To increase throughput during data transmission, we recommend that you create multiple threads or instances and initiate multiple requests in the threads or instances to concurrently upload and download data. For specific applications, you can initiate multiple requests in different threads or instances to concurrently access OSS. You can determine how to distribute requests based on the architecture of your application and the structure of objects that you want to access.

Before you change the number of concurrent requests, you need to check the performance metrics. We recommend that you first check the bandwidth usage and other resources that are consumed by a single request. This helps you identify resources with the highest usage and determine the maximum number of concurrent requests that can be processed based on the resource upper limit. For example, if 10% CPU resources are required to process a request, you can send up to 10 concurrent requests.

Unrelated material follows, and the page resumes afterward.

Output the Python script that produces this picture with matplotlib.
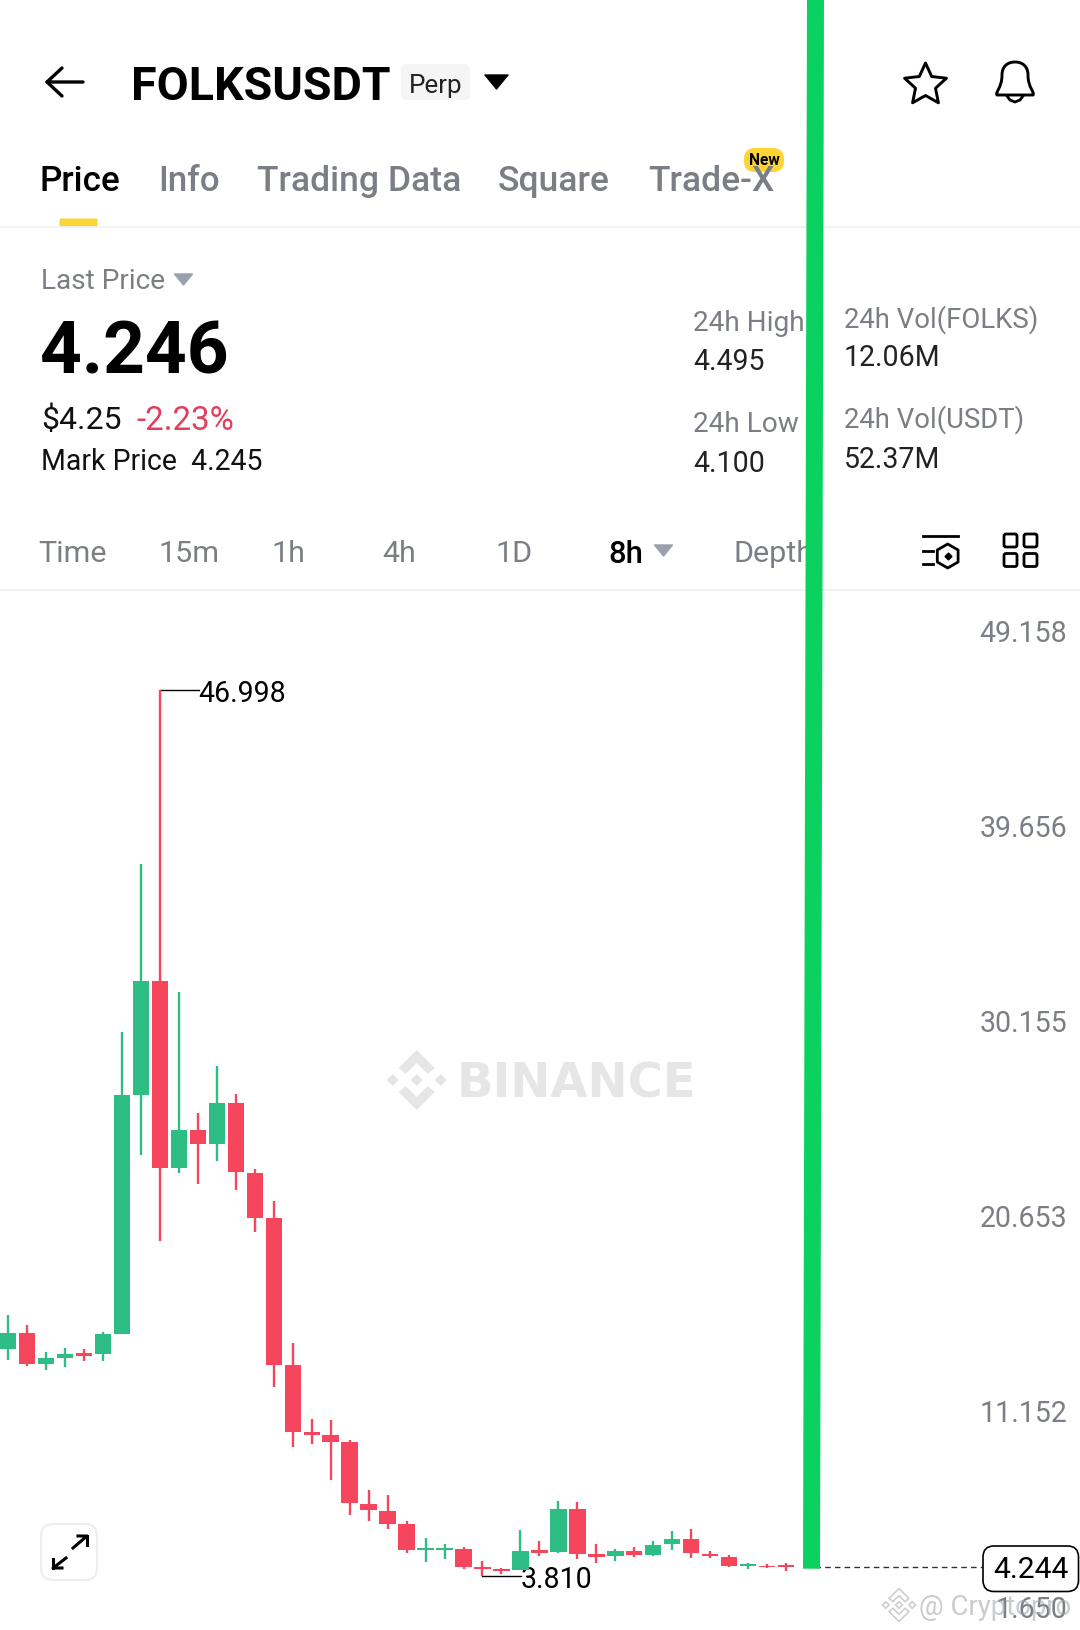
import numpy as np
import matplotlib
matplotlib.use('Agg')
import matplotlib.pyplot as plt
from matplotlib.patches import FancyBboxPatch, Polygon, PathPatch
from matplotlib.path import Path

plt.rcParams['font.family'] = ['Roboto', 'DejaVu Sans']

# candles
opens = [14.86, 15.67, 14.17, 14.46, 14.66, 14.64, 15.63, 27.23, 32.80, 23.67, 25.53, 24.84, 26.87, 23.46, 21.24,
         14.09, 10.82, 10.67, 10.33, 7.34, 7.01, 6.34, 5.07, 5.09, 5.15, 4.27, 4.18, 4.11, 5.07, 4.99, 7.10,
         4.88, 4.81, 5.05, 4.86, 5.38, 5.64, 4.90, 4.76, 4.29, 4.32, 4.34, 4.27]
highs = [16.55, 16.07, 14.71, 14.91, 14.89, 15.73, 30.31, 38.50, 46.998, 32.26, 26.39, 28.66, 27.30, 23.63, 22.07,
         15.15, 11.49, 11.43, 10.45, 8.02, 7.77, 6.51, 5.67, 5.38, 5.22, 4.54, 4.23, 6.06, 5.54, 7.47, 7.42,
         5.39, 5.13, 5.23, 5.52, 6.01, 6.09, 5.04, 4.83, 4.44, 4.40, 4.44, 4.30]
lows = [14.32, 14.07, 13.86, 13.99, 14.27, 14.30, 15.63, 24.34, 20.14, 23.46, 22.90, 24.05, 22.64, 20.59, 13.05,
        10.11, 10.23, 8.51, 6.81, 6.51, 6.09, 4.96, 4.50, 4.66, 4.15, 3.81, 3.93, 4.11, 4.80, 4.94, 4.66,
        4.45, 4.57, 4.73, 4.80, 5.10, 4.68, 4.71, 4.26, 4.15, 4.21, 4.05, 4.21]
closes = [15.67, 14.17, 14.44, 14.64, 14.54, 15.63, 27.24, 32.80, 23.67, 25.53, 24.84, 26.87, 23.48, 21.24, 14.09,
          10.82, 10.67, 10.35, 7.36, 7.03, 6.34, 5.07, 5.19, 5.19, 4.27, 4.15, 4.06, 5.05, 4.94, 7.08, 4.88,
          4.75, 5.04, 4.84, 5.34, 5.64, 4.92, 4.80, 4.29, 4.40, 4.26, 4.25, 4.244]
price_ticks = [49.158, 39.656, 30.155, 20.653, 11.152, 1.650]
price_tick_labels = ['49.158', '39.656', '30.155', '20.653', '11.152', '1.650']
last_price = 4.244

GREEN = '#2EBD85'
RED = '#F6465D'
GREY = '#7B7E84'
FONT = 100 / 72  # 1pt in px at dpi 100

W, H = 1080, 1630
fig = plt.figure(figsize=(W / 100, H / 100), dpi=100, facecolor='white')

# chart part, x = candle number, y = price
top_px = 591
ax = fig.add_axes([0, 0, 1, 1 - top_px / H])
ax.set_xlim(-0.42, 56.48)
ax.set_ylim(1.19, 51.80)
ax.axis('off')

x = np.arange(len(opens))
colors = [GREEN if c >= o else RED for o, c in zip(opens, closes)]
bottoms = [min(o, c) for o, c in zip(opens, closes)]
heights = [abs(o - c) for o, c in zip(opens, closes)]
ax.vlines(x, lows, highs, colors=colors, lw=1.7, zorder=3)
ax.bar(x, heights, bottom=bottoms, width=0.86, color=colors, zorder=4)

# price labels sit a little above their level
for value, lab in zip(price_ticks, price_tick_labels):
    ax.annotate(lab, xy=(1, value), xycoords=ax.get_yaxis_transform(), xytext=(-13, 11),
                textcoords='offset pixels', ha='right', va='center', fontsize=28.5 / FONT, color=GREY)

imax = int(np.argmax(highs))
imin = int(np.argmin(lows))
ax.plot([imax, imax + 2.05], [highs[imax], highs[imax]], color='black', lw=1)
ax.plot([imin, imin + 2.05], [lows[imin], lows[imin]], color='black', lw=1)
ax.annotate('46.998', xy=(imax, highs[imax]), xytext=(38, -4), textcoords='offset pixels', ha='left', va='center',
            fontsize=28.5 / FONT, color='black')
ax.annotate('3.810', xy=(imin, lows[imin]), xytext=(38, -4), textcoords='offset pixels', ha='left', va='center',
            fontsize=28.5 / FONT, color='black')
ax.plot([len(opens) - 0.5, 51.3], [last_price, last_price], color='#333333', lw=1, ls=(0, (4, 3)), zorder=2)

# app screen on top, pixel coordinates
ui = fig.add_axes([0, 0, 1, 1], zorder=5)
ui.set_xlim(0, W)
ui.set_ylim(H, 0)
ui.axis('off')
ui.patch.set_alpha(0)


def label(px, py, s, size, color='black', weight='normal', ha='left', zorder=6, family=None, alpha=None):
    ui.text(px, py + 1.5, s, fontsize=size / FONT, color=color, fontweight=weight, ha=ha, va='center', zorder=zorder,
            family=family, alpha=alpha)


def box(x0, y0, x1, y1, r, fc, ec='none', lw=0, zorder=5):
    ui.add_patch(FancyBboxPatch((x0 + r, y0 + r), x1 - x0 - 2 * r, y1 - y0 - 2 * r, boxstyle=f'round,pad={r}',
                                fc=fc, ec=ec, lw=lw, zorder=zorder))


def tri(cx, y0, w, h, color):
    ui.add_patch(Polygon([(cx - w / 2, y0), (cx + w / 2, y0), (cx, y0 + h)], fc=color, ec=color, lw=1, joinstyle='round'))


def logo(cx, cy, s, fc, ec='none', lw=0, zorder=1):
    # binance mark: two chevrons and three small diamonds
    chevron = np.array([(0, -30), (18, -12), (11, -6), (0, -17), (-11, -6), (-18, -12)], dtype=float)
    diamond = np.array([(0, -6), (6, 0), (0, 6), (-6, 0)], dtype=float)
    shapes = [chevron, chevron * [1, -1], diamond, diamond + [24, 0], diamond + [-24, 0]]
    for pts in shapes:
        ui.add_patch(Polygon(pts * s + [cx, cy], fc=fc, ec=ec, lw=lw, zorder=zorder))


# header
ui.plot([83, 47, 62], [82, 82, 68], color='black', lw=2.4, solid_capstyle='round', solid_joinstyle='round')
ui.plot([47, 62], [82, 96], color='black', lw=2.4, solid_capstyle='round')
label(131, 85, 'FOLKSUSDT', 46.5, weight='bold')
box(401, 64, 470, 100, 6, '#F5F5F5')
label(435.5, 84, 'Perp', 26, color='#222222', ha='center')
tri(496.5, 75, 23, 14, 'black')

ang = np.pi / 2 + np.arange(10) * np.pi / 5
rad = np.where(np.arange(10) % 2 == 0, 22, 10.5)
ui.add_patch(Polygon(np.c_[925.5 + rad * np.cos(ang), 85 - rad * np.sin(ang)], fc='none', ec='black', lw=2.1, joinstyle='round'))

bell = Path([(997, 95), (995, 92), (1002, 88), (1002, 75), (1002, 66), (1008, 62), (1015, 62), (1022, 62), (1028, 66),
             (1028, 75), (1028, 88), (1035, 92), (1033, 95), (997, 95)],
            [Path.MOVETO] + [Path.CURVE4] * 12 + [Path.CLOSEPOLY])
ui.add_patch(PathPatch(bell, fc='none', ec='black', lw=2.1, joinstyle='round'))
ui.plot([1007, 1010, 1015, 1020, 1023], [96, 100, 102, 100, 96], color='black', lw=2)

# tabs
label(39, 180, 'Price', 35, weight='medium')
label(158, 180, 'Info', 35, color=GREY, weight='medium')
label(257, 180, 'Trading Data', 35.5, color=GREY, weight='medium')
label(498, 180, 'Square', 35.5, color=GREY, weight='medium')
label(648, 180, 'Trade-X', 35.5, color=GREY, weight='medium')
box(744, 148, 784, 172, 11, '#FCD535')
label(764, 159, 'New', 15.5, weight='bold', ha='center')
ui.add_patch(FancyBboxPatch((61, 220), 35, 5, boxstyle='round,pad=1.5', fc='#FCD535', ec='none'))
ui.plot([0, W], [227, 227], color='#EEF0F2', lw=1.2, zorder=1)

# price block
label(41, 280, 'Last Price', 28, color=GREY)
tri(183.5, 274, 18, 11, '#9AA1AB')
label(40, 352, '4.246', 73, weight='bold')
label(41, 419, '$4.25', 32, color='#111111')
label(136, 419, '-2.23%', 33, color='#E0405E')
label(41, 461, 'Mark Price  4.245', 28.5, color='#111111')

label(693, 322, '24h High', 28, color=GREY)
label(693, 361, '4.495', 28.5, color='#222222')
label(693, 423, '24h Low', 28, color=GREY)
label(693, 462, '4.100', 28.5, color='#222222')
label(844, 318, '24h Vol(FOLKS)', 27.5, color=GREY)
label(844, 357, '12.06M', 28.5, color='#222222')
label(844, 418, '24h Vol(USDT)', 27.5, color=GREY)
label(844, 458, '52.37M', 28.5, color='#222222')

# interval row
for px, s in zip([38, 158, 271, 382, 495, 734], ['Time', '15m', '1h', '4h', '1D', 'Depth']):
    label(px, 553, s, 30.5, color=GREY)
label(608, 553, '8h', 31, color='black', weight='medium')
tri(663.5, 545, 18, 11, '#9AA1AB')
ui.plot([0, W], [590, 590], color='#EEF0F2', lw=1.2, zorder=1)

# right icons
ui.plot([923, 958], [536, 536], color='black', lw=2)
ui.plot([923, 933], [551, 551], color='black', lw=2)
ui.plot([923, 933], [564, 564], color='black', lw=2)
ang = np.pi / 2 + np.arange(6) * np.pi / 3
ui.add_patch(Polygon(np.c_[947.7 + 12 * np.cos(ang), 556 - 12 * np.sin(ang)], fc='none', ec='black', lw=2, joinstyle='round'))
ui.plot([947.7], [556], marker='D', ms=3.5, color='black')
for bx in [1004, 1024]:
    for by in [534, 553.5]:
        box(bx, by, bx + 13, by + 13, 2, 'none', ec='black', lw=2)

# watermark in the middle of the chart
logo(416.7, 1080, 1, '#E6E6E6')
label(457, 1083, 'BINANCE', 48, color='#E6E6E6', weight='bold', zorder=1, family='DejaVu Sans')

# expand button
box(41, 1524, 97, 1580, 12, 'white', ec='#EEEEEE', lw=1.5)
ui.plot([73, 87, 78], [1548, 1536, 1536], color='black', lw=2.2, zorder=6)
ui.plot([87, 87], [1536, 1545], color='black', lw=2.2, zorder=6)
ui.plot([66, 53, 62], [1558, 1568, 1568], color='black', lw=2.2, zorder=6)
ui.plot([53, 53], [1568, 1559], color='black', lw=2.2, zorder=6)

# last price tag
box(983, 1546, 1078.5, 1591.5, 11, 'white', ec='black', lw=1.2)
label(1031, 1569, '4.244', 30, ha='center')

# credit at the bottom, see-through so the axis label shows under it
logo(899, 1605, 0.55, 'none', ec='#CDCFD2', lw=1.2, zorder=2)
label(919, 1606, '@ Cryptopro', 27.5, color='#9EA1A6', zorder=2, alpha=0.55)

# hand drawn green stroke over everything
ui.plot([815.5, 811.5], [0, 1568.7], color='#0BD160', lw=17 / FONT, solid_capstyle='butt', zorder=7)

fig.savefig('out.png', dpi=100)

Distribute requests to multiple connections

It is common to distribute requests to multiple connections for high performance in the design of applications. When you develop a high-performance application, you can use OSS as a large-scale distributed storage system instead of a single storage node such as a traditional storage server. You can send multiple concurrent requests to OSS to improve application performance. You can distribute requests to multiple connections to fully use the bandwidth provided by OSS. OSS does not impose limits on the number of connections to a bucket.

Increase allowed number of retries

The first time a request is sent, OSS may require an extended period of time to respond to the request due to its large scale. In this case, you can resend the request. You can use OSS SDKs to configure a timeout period and the allowed number of retries for requests based on your business requirements.